Public Policy Considerations
The court acknowledged that public policy considerations played a significant role in its reasoning regarding attorney fees for pro se attorneys. It noted that allowing attorneys who represent themselves to recover fees could lead to unfair treatment of non-attorney litigants. If pro se attorneys were permitted to recover fees, it would create a disparity between those who had legal training and those who did not, potentially resulting in a perception of inequity in the legal system. The court pointed out that such a scenario could incentivize attorneys to represent themselves rather than retaining counsel, which could ultimately undermine the quality of legal representation. This concern was supported by the notion that self-representation might not always result in the best advocacy, as attorneys often benefit from the objectivity and strategic insight that comes from having an independent lawyer. The court further highlighted that allowing fee recovery for pro se attorneys might encourage unnecessary litigation, as attorneys might be tempted to engage in actions solely for financial gain without the checks and balances typically provided by the attorney-client relationship.
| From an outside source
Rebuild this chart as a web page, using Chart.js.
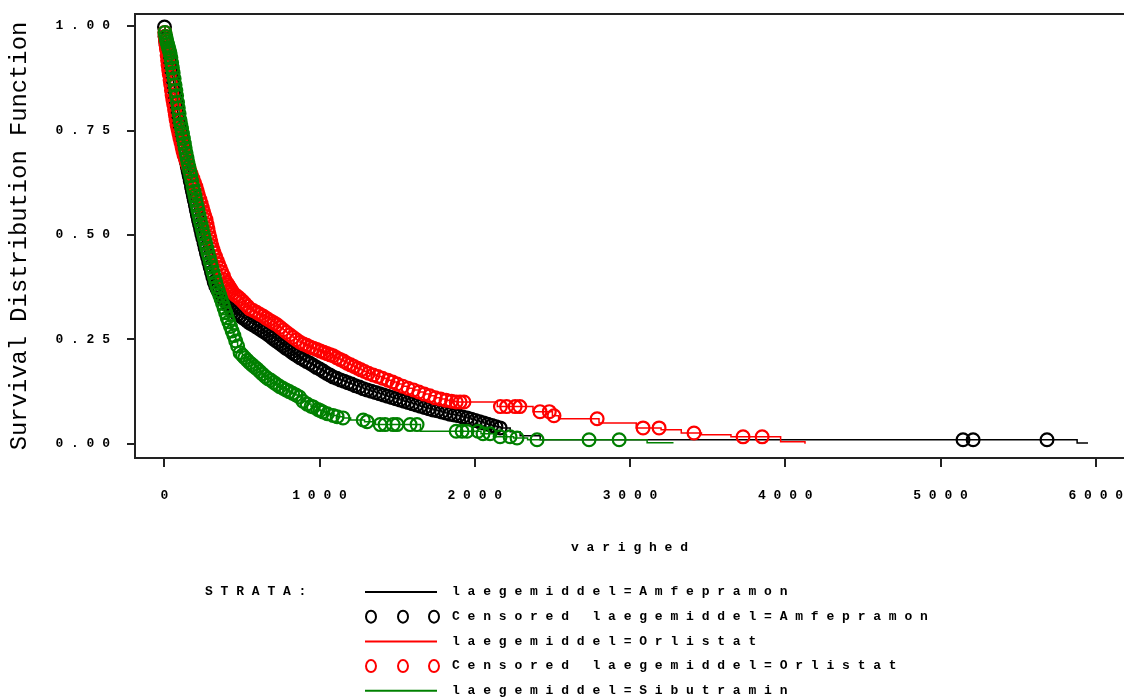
<!DOCTYPE html>
<html>
<head>
<meta charset="utf-8">
<title>Survival Distribution Function</title>
<script src="https://cdn.jsdelivr.net/npm/chart.js@4.4.1/dist/chart.umd.min.js"></script>
<style>
  html, body { margin: 0; padding: 0; background: #fff; overflow: hidden; }
  canvas { display: block; }
</style>
</head>
<body>
<canvas id="km" width="1124" height="700"></canvas>
<script>
// strata and axis ticks
const strataVar = 'laegemiddel';
const strata = ['Amfepramon', 'Orlistat', 'Sibutramin'];
const strataColors = ['#000000', '#ff0000', '#008000'];
const xTicks = [0, 1000, 2000, 3000, 4000, 5000, 6000];
const yTicks = [0, 0.25, 0.5, 0.75, 1];

// step points of each curve [time, survival]
const amfSteps = [[0, 1], [2228, .029], [2292, .019], [2421, .0096], [5880, .002], [5950, .002]];
const orlSteps = [[0, 1], [2145, .089], [2375, .077], [2500, .067], [2540, .06], [2800, .05], [3040, .038],
  [3200, .0335], [3330, .026], [3460, .0215], [3650, .0167], [3970, .005], [4127, 0]];
const sibSteps = [[0, 1], [1200, .057], [1290, .053], [1360, .046], [1650, .03], [2040, .024], [2130, .017],
  [2250, .014], [2340, .0096], [3110, .0024], [3280, .0024]];

// censored observations [time, survival]
const amfCensored = [[1, .998], [5, .975], [8, .965], [12, .955], [17, .948], [22, .942], [27, .935], [32, .924],
  [37, .912], [42, .9], [47, .888], [53, .874], [59, .859], [64, .846], [69, .833], [75, .817], [80, .804],
  [85, .79], [91, .775], [96, .765], [101, .755], [107, .743], [113, .731], [119, .719], [124, .708], [130, .696],
  [136, .685], [142, .674], [148, .663], [154, .652], [160, .642], [167, .629], [175, .615], [181, .604],
  [187, .594], [193, .583], [200, .571], [206, .56], [213, .548], [220, .536], [227, .525], [234, .514],
  [241, .503], [248, .492], [256, .48], [263, .469], [271, .457], [279, .446], [287, .434], [295, .423],
  [304, .411], [312, .4], [321, .388], [331, .378], [341, .37], [351, .363], [361, .357], [372, .352],
  [384, .346], [396, .341], [408, .335], [420, .329], [432, .323],
  [443, .318], [458, .314], [473, .31], [489, .306], [505, .302], [521, .298], [537, .293], [552, .289],
  [570, .285], [588, .281], [606, .277], [625, .272], [643, .268], [662, .263], [680, .258], [697, .253],
  [714, .248], [731, .244], [748, .239], [765, .234], [783, .229], [801, .225], [819, .22], [837, .215],
  [856, .211], [874, .206], [895, .202], [916, .197], [938, .193], [959, .188], [980, .183], [1001, .179],
  [1023, .174], [1044, .169], [1065, .165], [1087, .16], [1110, .157], [1134, .153], [1158, .15], [1182, .146],
  [1206, .143], [1230, .139], [1256, .136], [1281, .132], [1306, .129], [1333, .126], [1360, .123], [1386, .12],
  [1412, .117], [1438, .114], [1465, .111], [1491, .108], [1518, .105], [1544, .102], [1571, .099], [1597, .096],
  [1624, .093], [1650, .09], [1677, .087], [1704, .084], [1731, .081], [1758, .079], [1786, .076], [1813, .074],
  [1840, .071], [1868, .069], [1895, .067], [1922, .064], [1950, .062], [1977, .059], [2003, .056], [2030, .053],
  [2057, .05], [2083, .047], [2110, .044], [2136, .041], [2163, .038],
  [5145, .0096], [5210, .0096], [5686, .0096]];

const orlCensored = [[3, .985], [5, .975], [8, .965], [11, .955], [14, .944], [18, .93], [21, .918], [24, .907],
  [28, .895], [32, .884], [37, .871], [41, .86], [46, .846], [50, .835], [55, .824], [60, .813], [66, .8],
  [71, .788], [76, .776], [82, .763], [88, .753], [94, .743], [100, .733], [107, .722], [114, .711], [120, .701],
  [127, .691], [136, .682], [145, .673], [154, .664], [164, .655], [174, .645], [184, .635], [194, .625],
  [204, .615], [212, .605], [220, .595], [229, .585], [237, .575], [245, .565], [253, .555], [261, .545],
  [269, .536], [275, .525], [281, .515], [287, .504], [293, .494], [299, .484], [306, .474], [313, .465],
  [320, .457], [330, .448], [340, .439], [350, .43], [360, .421], [370, .411], [381, .402], [391, .392],
  [400, .386], [409, .381], [418, .376], [426, .371], [434, .366], [443, .361], [458, .356], [473, .352],
  [488, .347], [505, .341], [520, .335], [536, .329], [552, .323], [573, .319], [594, .315], [615, .31],
  [636, .306], [655, .301], [672, .297], [690, .293], [708, .289], [726, .285], [746, .279], [766, .273],
  [786, .267], [808, .261], [829, .255], [851, .249], [874, .243], [896, .239], [917, .236], [938, .232],
  [960, .229], [982, .226], [1005, .222], [1027, .219], [1048, .216], [1069, .213], [1087, .211], [1110, .206],
  [1132, .202], [1155, .198], [1177, .193], [1200, .189], [1222, .185], [1245, .181], [1267, .177], [1290, .173],
  [1315, .169], [1345, .165], [1375, .161], [1405, .157], [1440, .152], [1470, .148], [1500, .143], [1535, .138],
  [1570, .133], [1605, .129], [1640, .124], [1675, .119], [1710, .115], [1745, .11], [1780, .107], [1815, .104],
  [1850, .102], [1880, .1], [1905, .1], [1930, .1],
  [2165, .089], [2205, .089], [2260, .089], [2290, .089], [2420, .077], [2480, .077], [2510, .067], [2788, .06],
  [3084, .038], [3187, .038], [3412, .026], [3728, .0167], [3851, .0167]];

const sibCensored = [[4, .985], [9, .975], [13, .968], [17, .962], [22, .955], [27, .948], [32, .942], [37, .935],
  [42, .924], [47, .912], [52, .9], [57, .888], [63, .874], [69, .859], [74, .846], [79, .833], [85, .817],
  [90, .804], [95, .79], [101, .775], [106, .765], [111, .755], [117, .743], [123, .731], [129, .719], [134, .708],
  [140, .696], [146, .685], [152, .674], [158, .663], [164, .652], [170, .642], [177, .629], [185, .615],
  [191, .604], [197, .594], [203, .583], [210, .571], [216, .56], [223, .548], [230, .536], [237, .525],
  [244, .514], [251, .503], [258, .492], [266, .48], [273, .469], [281, .457], [289, .446], [297, .434],
  [305, .423], [314, .411], [322, .4], [331, .387], [339, .376], [348, .366], [357, .356], [366, .346],
  [375, .336], [385, .325], [395, .314], [405, .302], [415, .292], [426, .281], [437, .27], [448, .259],
  [460, .246], [472, .234], [488, .218], [503, .212], [518, .206], [534, .2], [550, .194], [566, .189],
  [582, .184], [598, .179], [615, .173], [632, .167], [650, .161], [668, .156], [686, .152], [705, .147],
  [724, .142], [744, .137], [764, .133], [784, .129], [805, .125], [826, .121], [848, .117], [870, .112],
  [893, .102], [920, .095], [945, .09], [960, .088], [989, .082], [1003, .08], [1022, .076], [1050, .072],
  [1087, .068], [1113, .065], [1151, .062],
  [1281, .057], [1306, .053], [1390, .046], [1422, .046], [1474, .046], [1499, .046], [1583, .046], [1628, .046],
  [1880, .03], [1918, .03], [1950, .03], [2021, .03], [2053, .024], [2098, .024], [2163, .017], [2227, .017],
  [2272, .014], [2401, .0096], [2736, .0096], [2930, .0096]];

// ---------------------------------------------------------------
const sp = s => s.split('').join(' ');
const toXY = arr => arr.map(p => ({ x: p[0], y: p[1] }));
// curve passes through its steps and its censored marks
const curve = (steps, cens) => toXY(steps.concat(cens)).sort((a, b) => a.x - b.x);

const stepsByStratum = [amfSteps, orlSteps, sibSteps];
const censByStratum = [amfCensored, orlCensored, sibCensored];

const datasets = [];
strata.forEach((name, i) => {
  const c = strataColors[i];
  datasets.push({
    label: strataVar + '=' + name,
    data: curve(stepsByStratum[i], censByStratum[i]),
    showLine: true,
    stepped: true,
    borderColor: c,
    borderWidth: 1.5,
    pointRadius: 0,
    order: 5 - 2 * i
  });
  datasets.push({
    label: 'Censored ' + strataVar + '=' + name,
    data: toXY(censByStratum[i]),
    showLine: false,
    pointStyle: 'circle',
    pointRadius: 6.4,
    borderColor: c,
    borderWidth: 2.2,
    backgroundColor: 'rgba(0,0,0,0)',
    order: 4 - 2 * i
  });
});

const frameAndStrata = {
  id: 'frameAndStrata',
  afterDraw(chart) {
    const ctx = chart.ctx, a = chart.chartArea;
    ctx.save();
    ctx.strokeStyle = '#222';
    ctx.lineWidth = 2;
    ctx.beginPath();
    ctx.moveTo(a.left - 1, a.top);
    ctx.lineTo(a.right, a.top);
    ctx.stroke();

    ctx.font = 'bold 13px "Liberation Mono"';
    ctx.textBaseline = 'middle';
    ctx.fillStyle = '#000';
    ctx.fillText(sp('STRATA:'), 205, 592);
    // legend rows, the last ones fall below the window
    chart.data.datasets.slice(0, 5).forEach((ds, i) => {
      const y = 592 + i * 24.7;
      ctx.strokeStyle = ds.borderColor;
      if (ds.showLine) {
        ctx.lineWidth = 2;
        ctx.beginPath();
        ctx.moveTo(365, y);
        ctx.lineTo(437, y);
        ctx.stroke();
      } else {
        ctx.lineWidth = 2;
        [371, 403, 434].forEach(cx => {
          ctx.beginPath();
          ctx.ellipse(cx, y, 5, 6, 0, 0, Math.PI * 2);
          ctx.stroke();
        });
      }
      ctx.fillStyle = '#000';
      ctx.fillText(sp(ds.label), 452, y);
    });
    ctx.restore();
  }
};

// keep the plot frame exactly where the layout padding puts it
const noEdgePadding = ax => {
  ax.paddingTop = 0; ax.paddingBottom = 0; ax.paddingLeft = 0; ax.paddingRight = 0;
};

Chart.defaults.font.family = '"Liberation Mono", monospace';
Chart.defaults.color = '#000';

new Chart(document.getElementById('km').getContext('2d'), {
  type: 'scatter',
  data: { datasets: datasets },
  options: {
    responsive: false,
    animation: false,
    devicePixelRatio: 1,
    layout: { autoPadding: false, padding: { top: 14, right: 0, bottom: 132, left: 0 } },
    plugins: { legend: { display: false }, tooltip: { enabled: false } },
    scales: {
      x: {
        type: 'linear',
        position: 'bottom',
        min: -189,
        max: 6182,
        afterBuildTicks: ax => { ax.ticks = xTicks.map(v => ({ value: v })); },
        afterFit: ax => { ax.height = 110; noEdgePadding(ax); },
        ticks: { font: { size: 13, weight: 'bold' }, padding: 21, maxRotation: 0, autoSkip: false, callback: v => sp(String(v)) },
        grid: { drawOnChartArea: false, drawTicks: true, tickLength: 9, color: '#222', lineWidth: 2 },
        border: { display: true, color: '#222', width: 2 },
        title: { display: true, text: sp('varighed'), font: { size: 13, weight: 'bold' }, padding: { top: 0, bottom: 12 } }
      },
      y: {
        type: 'linear',
        min: -0.034,
        max: 1.029,
        afterBuildTicks: ax => { ax.ticks = yTicks.map(v => ({ value: v })); },
        afterFit: ax => { ax.width = 135; noEdgePadding(ax); },
        ticks: { font: { size: 13, weight: 'bold' }, padding: 17, callback: v => sp(v.toFixed(2)) },
        grid: { drawOnChartArea: false, drawTicks: true, tickLength: 8, color: '#222', lineWidth: 2 },
        border: { display: true, color: '#222', width: 2 },
        title: { display: true, text: 'Survival Distribution Function', font: { size: 23.8 }, padding: { top: 5, bottom: 0 } }
      }
    }
  },
  plugins: [frameAndStrata]
});
</script>
</body>
</html>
In summary, the court's public policy analysis reinforced its decision to deny attorney fees to Poole while allowing for the potential recovery of costs under the common fund doctrine.
Conclusion
In conclusion, the Court of Appeal affirmed the trial court's denial of attorney fees to John L. Poole, as he did not incur any fees or create a liability for such fees due to his self-representation. The court maintained that the common fund doctrine requires a party to have incurred costs to recover attorney fees, which Poole could not demonstrate. However, the court reversed the trial court's denial of costs, indicating that Poole could pursue recovery of reasonable costs incurred in the litigation. The appellate court's decision allowed for a reconsideration of Poole's cost request under the common fund doctrine, emphasizing the necessity for the trial court to evaluate these costs separately from the attorney fee request. The ruling highlighted the importance of maintaining fairness in the legal system and ensuring that public policy considerations did not favor one class of litigants over another. Overall, the case underscored the distinct legal principles governing the recovery of attorney fees and costs in equity under the common fund theory.